The equation for the second SHM is given as $$Y_{2}=5[\sin 3 \pi t+\sqrt{3} \cos 3 \pi t]$$.
To determine the amplitude and angular frequency for $$Y_2$$, we first need to transform the expression inside the bracket, $$(\sin 3 \pi t+\sqrt{3} \cos 3 \pi t)$$, into a single sine function of the form $$R \sin(\theta + \alpha)$$.
We use the trigonometric identity that states for an expression $$a \sin x + b \cos x$$, it can be written as $$R \sin(x + \alpha)$$, where $$R = \sqrt{a^2 + b^2}$$ and $$\tan \alpha = \frac{b}{a}$$.
In our expression, $$x = 3 \pi t$$, $$a = 1$$ (coefficient of $$\sin 3 \pi t$$), and $$b = \sqrt{3}$$ (coefficient of $$\cos 3 \pi t$$).
First, calculate the value of $$R$$:
$$R = \sqrt{(1)^2 + (\sqrt{3})^2} = \sqrt{1 + 3} = \sqrt{4} = 2$$.
Next, determine the phase angle $$\alpha$$:
$$\tan \alpha = \frac{\sqrt{3}}{1} = \sqrt{3}$$.
Since $$\sin \alpha$$ would be positive ($$\sqrt{3}/2$$) and $$\cos \alpha$$ would be positive ($$1/2$$), $$\alpha$$ lies in the first quadrant.
Thus, $$\alpha = \frac{\pi}{3}$$ radians (or 60 degrees).
So, the expression $$(\sin 3 \pi t+\sqrt{3} \cos 3 \pi t)$$ can be rewritten as $$2 \sin(3 \pi t + \pi/3)$$.

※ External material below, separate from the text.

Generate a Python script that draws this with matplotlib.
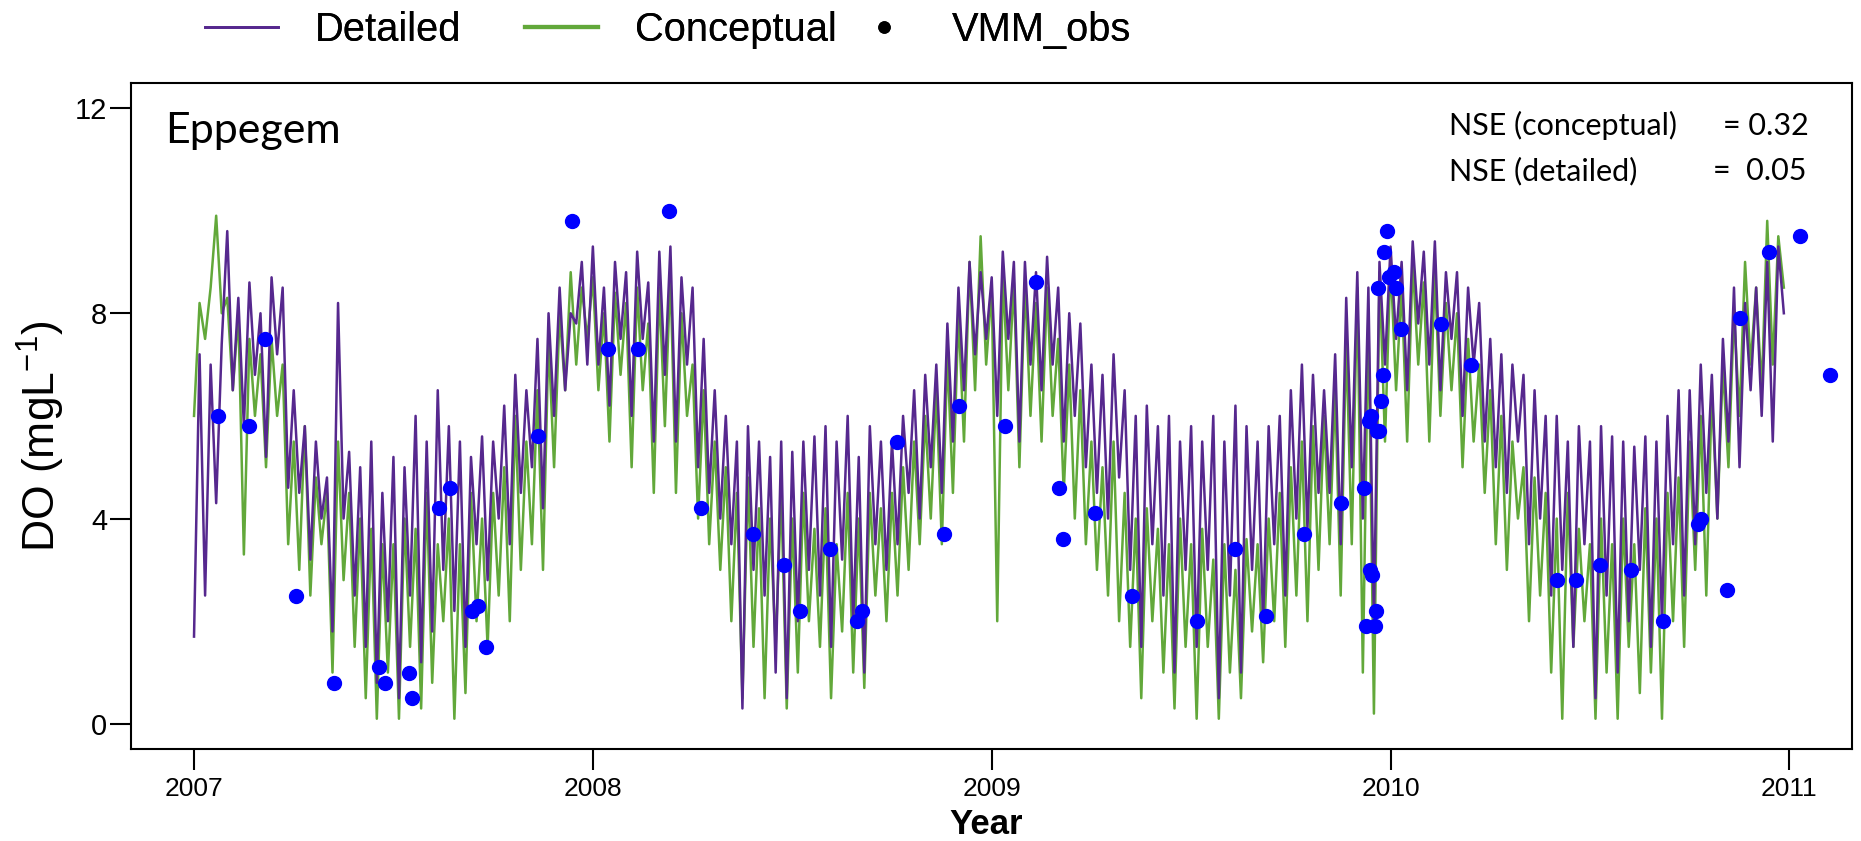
import numpy as np
import matplotlib.pyplot as plt
from matplotlib.lines import Line2D

# --------------------------------------------------
# DATA (~5-day steps, 72 per year)
# --------------------------------------------------

detailed = [
    # 2007
    1.7, 7.2, 2.5, 7.0, 4.3, 7.4, 9.6, 6.5, 8.3, 5.8, 8.6, 6.8,
    8.0, 5.2, 8.7, 7.2, 8.5, 4.6, 6.5, 4.5, 5.8, 3.2, 5.5, 4.0,
    4.8, 1.8, 8.2, 4.0, 5.3, 2.5, 5.0, 1.5, 5.5, 0.8, 4.5, 2.0,
    5.2, 0.5, 5.0, 2.5, 6.0, 1.2, 5.5, 1.8, 6.5, 3.0, 5.8, 2.2,
    5.5, 1.5, 5.2, 3.5, 5.6, 2.8, 5.5, 4.0, 6.2, 3.5, 6.8, 4.5,
    6.5, 5.0, 7.5, 4.2, 8.0, 6.0, 8.5, 6.5, 8.0, 7.8, 9.0, 7.0,
    # 2008
    9.3, 7.0, 8.5, 6.2, 9.0, 7.5, 8.8, 6.0, 9.2, 7.5, 8.6, 5.5,
    9.2, 6.8, 9.3, 5.5, 8.7, 7.0, 8.5, 5.0, 7.5, 4.5, 6.5, 4.0,
    6.0, 3.5, 5.5, 0.3, 5.8, 3.0, 5.5, 2.5, 5.2, 1.0, 5.5, 0.5,
    5.3, 2.0, 5.5, 3.0, 5.6, 2.5, 5.8, 1.5, 5.5, 3.2, 6.0, 2.0,
    5.2, 1.0, 5.8, 3.5, 5.5, 3.0, 5.5, 3.5, 6.0, 4.5, 6.5, 4.0,
    6.8, 5.0, 7.0, 4.5, 7.8, 5.5, 8.5, 6.5, 9.0, 7.2, 8.8, 7.5,
    # 2009
    8.7, 6.0, 9.2, 7.5, 9.0, 5.5, 9.0, 7.0, 8.8, 6.5, 9.1, 7.0,
    8.5, 5.5, 8.0, 6.0, 7.8, 5.0, 7.0, 4.5, 6.8, 4.0, 7.2, 4.8,
    6.5, 3.0, 6.0, 1.5, 6.2, 3.5, 5.8, 2.5, 6.0, 1.0, 5.5, 3.0,
    5.8, 1.5, 5.5, 3.0, 6.0, 0.5, 5.5, 2.5, 6.2, 1.0, 5.8, 3.0,
    5.5, 2.0, 5.8, 3.5, 6.0, 2.5, 6.5, 4.0, 7.0, 3.8, 6.8, 4.5,
    6.5, 4.5, 7.2, 3.5, 8.3, 5.0, 8.8, 4.0, 8.5, 2.0, 9.0, 7.0,
    # 2010
    9.3, 7.5, 9.0, 6.5, 9.4, 7.8, 9.2, 7.0, 9.4, 6.5, 8.8, 7.5,
    8.8, 6.0, 8.5, 7.0, 8.2, 5.5, 7.5, 5.0, 7.2, 4.5, 7.0, 5.5,
    6.8, 3.5, 6.5, 4.0, 6.0, 2.5, 6.0, 3.0, 5.5, 1.5, 5.8, 3.5,
    5.5, 0.5, 5.8, 2.5, 5.6, 1.0, 5.5, 2.0, 5.4, 3.0, 5.6, 1.5,
    5.5, 2.0, 6.0, 3.5, 6.5, 2.5, 6.5, 3.5, 7.0, 4.5, 6.8, 4.0,
    7.5, 5.5, 8.5, 5.0, 8.2, 6.5, 8.5, 6.0, 9.0, 5.5, 9.3, 8.0,
]

conceptual = [
    # 2007
    6.0, 8.2, 7.5, 8.5, 9.9, 8.0, 8.3, 6.5, 8.0, 3.3, 7.5, 6.0,
    7.2, 5.0, 7.5, 6.0, 7.0, 3.5, 5.5, 3.0, 5.8, 2.5, 4.8, 3.5,
    4.5, 1.0, 5.5, 2.8, 4.5, 1.5, 4.0, 0.5, 3.8, 0.1, 3.5, 1.0,
    3.5, 0.1, 4.0, 1.5, 3.8, 0.3, 4.5, 0.8, 3.5, 2.0, 4.0, 0.1,
    3.5, 0.6, 4.5, 2.0, 4.0, 1.5, 4.5, 2.5, 5.0, 2.0, 6.0, 3.0,
    5.5, 3.5, 6.5, 3.0, 7.5, 5.0, 8.0, 6.5, 8.8, 7.0, 8.5, 7.5,
    # 2008
    8.7, 6.5, 8.0, 5.5, 8.4, 6.8, 8.2, 5.0, 8.5, 6.5, 7.8, 4.5,
    8.5, 5.8, 8.8, 4.5, 8.0, 6.0, 7.0, 4.0, 6.5, 3.5, 5.5, 3.0,
    5.0, 2.0, 4.5, 0.5, 4.8, 1.5, 4.2, 0.5, 4.0, 1.5, 4.5, 0.3,
    4.0, 1.0, 4.5, 2.0, 3.8, 1.5, 4.2, 0.5, 3.5, 1.8, 4.5, 1.0,
    4.0, 0.7, 4.5, 2.5, 4.2, 2.0, 4.5, 2.5, 5.0, 3.0, 5.5, 3.5,
    6.0, 4.0, 6.5, 3.5, 7.2, 4.5, 8.0, 5.5, 9.0, 6.5, 9.5, 7.0,
    # 2009
    8.5, 2.0, 8.8, 6.5, 8.6, 5.0, 8.6, 6.0, 8.2, 5.5, 8.5, 6.0,
    7.5, 4.5, 7.0, 4.0, 6.5, 3.5, 5.5, 3.0, 5.0, 2.5, 5.5, 2.0,
    4.5, 1.5, 4.0, 0.5, 4.2, 2.0, 3.8, 1.0, 3.5, 0.3, 4.0, 1.5,
    3.5, 0.1, 3.8, 1.5, 3.2, 0.1, 3.5, 1.0, 3.0, 0.5, 3.6, 1.8,
    3.5, 1.2, 4.0, 2.0, 4.5, 1.5, 5.0, 2.5, 5.5, 2.0, 5.8, 3.0,
    6.0, 3.5, 6.5, 2.5, 7.5, 3.5, 8.5, 1.0, 8.0, 0.2, 8.8, 5.5,
    # 2010
    9.0, 6.5, 8.5, 5.5, 9.0, 7.0, 8.6, 5.5, 8.8, 6.0, 8.2, 6.5,
    8.0, 5.0, 7.5, 5.5, 7.0, 4.5, 6.5, 3.5, 6.0, 3.0, 5.5, 4.0,
    5.0, 2.0, 4.8, 2.5, 4.5, 1.0, 4.0, 0.1, 4.5, 1.5, 3.8, 2.0,
    3.5, 0.1, 4.0, 1.0, 3.5, 0.1, 4.0, 1.5, 3.5, 0.6, 4.2, 1.0,
    4.0, 0.1, 4.5, 2.0, 4.8, 1.5, 5.5, 3.0, 6.0, 2.5, 6.5, 4.0,
    7.0, 5.0, 8.0, 6.0, 9.0, 7.0, 8.5, 6.5, 9.8, 7.0, 9.5, 8.5,
]

obs_year = [
    2007.061, 2007.139, 2007.177, 2007.255, 2007.350, 2007.463, 2007.480,
    2007.540, 2007.546, 2007.615, 2007.642, 2007.698, 2007.713, 2007.731,
    2007.862, 2007.948, 2008.038, 2008.112, 2008.192, 2008.270, 2008.401,
    2008.478, 2008.520, 2008.594, 2008.662, 2008.674, 2008.763, 2008.880,
    2008.918, 2009.034, 2009.111, 2009.168, 2009.180, 2009.258, 2009.353,
    2009.514, 2009.609, 2009.687, 2009.782, 2009.877, 2009.933, 2009.939,
    2009.945, 2009.948, 2009.951, 2009.954, 2009.960, 2009.963, 2009.966,
    2009.969, 2009.972, 2009.975, 2009.981, 2009.984, 2009.990, 2009.996,
    2010.008, 2010.014, 2010.026, 2010.127, 2010.201, 2010.418, 2010.466,
    2010.525, 2010.603, 2010.683, 2010.772, 2010.778, 2010.844, 2010.876,
    2010.948, 2011.026, 2011.101,
]

obs_do = [
    6.0, 5.8, 7.5, 2.5, 0.8, 1.1, 0.8,
    1.0, 0.5, 4.2, 4.6, 2.2, 2.3, 1.5,
    5.6, 9.8, 7.3, 7.3, 10.0, 4.2, 3.7,
    3.1, 2.2, 3.4, 2.0, 2.2, 5.5, 3.7,
    6.2, 5.8, 8.6, 4.6, 3.6, 4.1, 2.5,
    2.0, 3.4, 2.1, 3.7, 4.3, 4.6, 1.9,
    5.9, 3.0, 6.0, 2.9, 1.9, 2.2, 5.7,
    8.5, 5.7, 6.3, 6.8, 9.2, 9.6, 8.7,
    8.8, 8.5, 7.7, 7.8, 7.0, 2.8, 2.8,
    3.1, 3.0, 2.0, 3.9, 4.0, 2.6, 7.9,
    9.2, 9.5, 6.8,
]

year_ticks = [2007, 2008, 2009, 2010, 2011]
do_ticks = [0, 4, 8, 12]

# time axis for the two model series (5-day steps)
t = 2007 + np.arange(len(detailed)) / 72.0

purple = '#56288E'
green = '#62A83A'

plt.rcParams['font.family'] = ['Liberation Sans', 'DejaVu Sans']
plt.rcParams['mathtext.fontset'] = 'custom'
plt.rcParams['mathtext.rm'] = 'Liberation Sans'

# --------------------------------------------------
# FIGURE
# --------------------------------------------------

W, H = 1861, 841
fig = plt.figure(figsize=(W / 100, H / 100), dpi=100)
ax = fig.add_axes([131 / W, 1 - 748.5 / H, (1852 - 131) / W, (748.5 - 83.3) / H])

ax.plot(t, conceptual, color=green, lw=1.8, zorder=2)
ax.plot(t, detailed, color=purple, lw=1.8, zorder=2.5)
ax.plot(obs_year, obs_do, 'o', color='#0000FF', markersize=10, zorder=3)

ax.set_xlim(2006.842, 2011.157)
ax.set_ylim(-0.48, 12.48)
ax.set_xticks(year_ticks)
ax.set_xticklabels([str(y) for y in year_ticks])
ax.set_yticks(do_ticks)
ax.tick_params(axis='both', direction='out', length=15, width=1.5)
ax.tick_params(axis='x', labelsize=19, pad=5.5)
ax.tick_params(axis='y', labelsize=21, pad=2)
for s in ax.spines.values():
    s.set_linewidth(1.5)

# labels
fig.text(986 / W, 1 - 834 / H, 'Year', ha='center', va='baseline',
         fontsize=25, fontweight='bold')
fig.text(41 / W, 1 - 436 / H, 'DO (mgL$^{-1}$)', ha='center', va='center',
         rotation=90, fontsize=32)

# annotations
fig.text(165 / W, 1 - 143 / H, 'Eppegem', ha='left', va='baseline',
         fontsize=31, family='Lato')
fig.text(1449 / W, 1 - 135 / H, 'NSE (conceptual)', ha='left', va='baseline',
         fontsize=22, family='Lato')
fig.text(1723 / W, 1 - 135 / H, '= 0.32', ha='left', va='baseline',
         fontsize=22, family='Lato')
fig.text(1449 / W, 1 - 180 / H, 'NSE (detailed)', ha='left', va='baseline',
         fontsize=22, family='Lato')
fig.text(1713 / W, 1 - 180 / H, '=  0.05', ha='left', va='baseline',
         fontsize=22, family='Lato')

# legend: three horizontal entries, placed one by one
entries = [
    (Line2D([], [], color=purple, lw=2), 'Detailed', 205, 1.83, 0.93),
    (Line2D([], [], color=green, lw=3), 'Conceptual', 525, 1.83, 0.93),
    (Line2D([], [], color='black', marker='o', ls='', markersize=8),
     'VMM_obs', 872, 0.6, 1.4),
]
for handle, label, x0, hl, pad in entries:
    leg = fig.legend([handle], [label], loc='center left',
                     bbox_to_anchor=(x0 / W, 1 - 30 / H), frameon=False,
                     fontsize=28.7, handlelength=hl, handletextpad=pad,
                     borderpad=0, borderaxespad=0)
    fig.add_artist(leg)

fig.savefig('out.png', dpi=100)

**step4** Analyzing the second SHM, $$Y_2$$ - Part 2: Identifying amplitude and time period

Now, substitute the transformed expression back into the equation for $$Y_2$$:
$$Y_2 = 5 \times [2 \sin(3 \pi t + \pi/3)]$$
$$Y_2 = 10 \sin(3 \pi t + \pi/3)$$
Comparing this final form with the standard SHM equation $$Y = A \sin(\omega t + \phi)$$:
We identify the amplitude of the second SHM, $$A_2$$, as $$10$$.
We identify the angular frequency of the second SHM, $$\omega_2$$, as $$3\pi$$ radians/second.
Finally, we calculate the time period of the second SHM, $$T_2$$, using the formula $$T = \frac{2\pi}{\omega}$$.
$$T_2 = \frac{2\pi}{3\pi} = \frac{2}{3}$$ seconds.

**step5** Evaluating the given options

We have determined the following properties for both SHMs:
For $$Y_1$$: Amplitude $$A_1 = 10$$, Time Period $$T_1 = \frac{2}{3}$$ seconds.
For $$Y_2$$: Amplitude $$A_2 = 10$$, Time Period $$T_2 = \frac{2}{3}$$ seconds.
Now, let's assess each of the given options:
(A) The amplitude ratio of the two SHM is $$1: 1$$.
The ratio $$A_1 : A_2 = 10 : 10 = 1 : 1$$. This statement is **TRUE**.
(B) The amplitude ratio of the two SHM is $$2: 1$$.
Since the amplitude ratio is $$1:1$$, this statement is **FALSE**.
(C) Time periods of both the SHMs are equal.
We found $$T_1 = \frac{2}{3}$$ seconds and $$T_2 = \frac{2}{3}$$ seconds. Since $$T_1 = T_2$$, this statement is **TRUE**.
(D) Time periods of two SHMs are different.
Since the time periods are equal, this statement is **FALSE**.
Based on our analysis, both statements (A) and (C) are correct.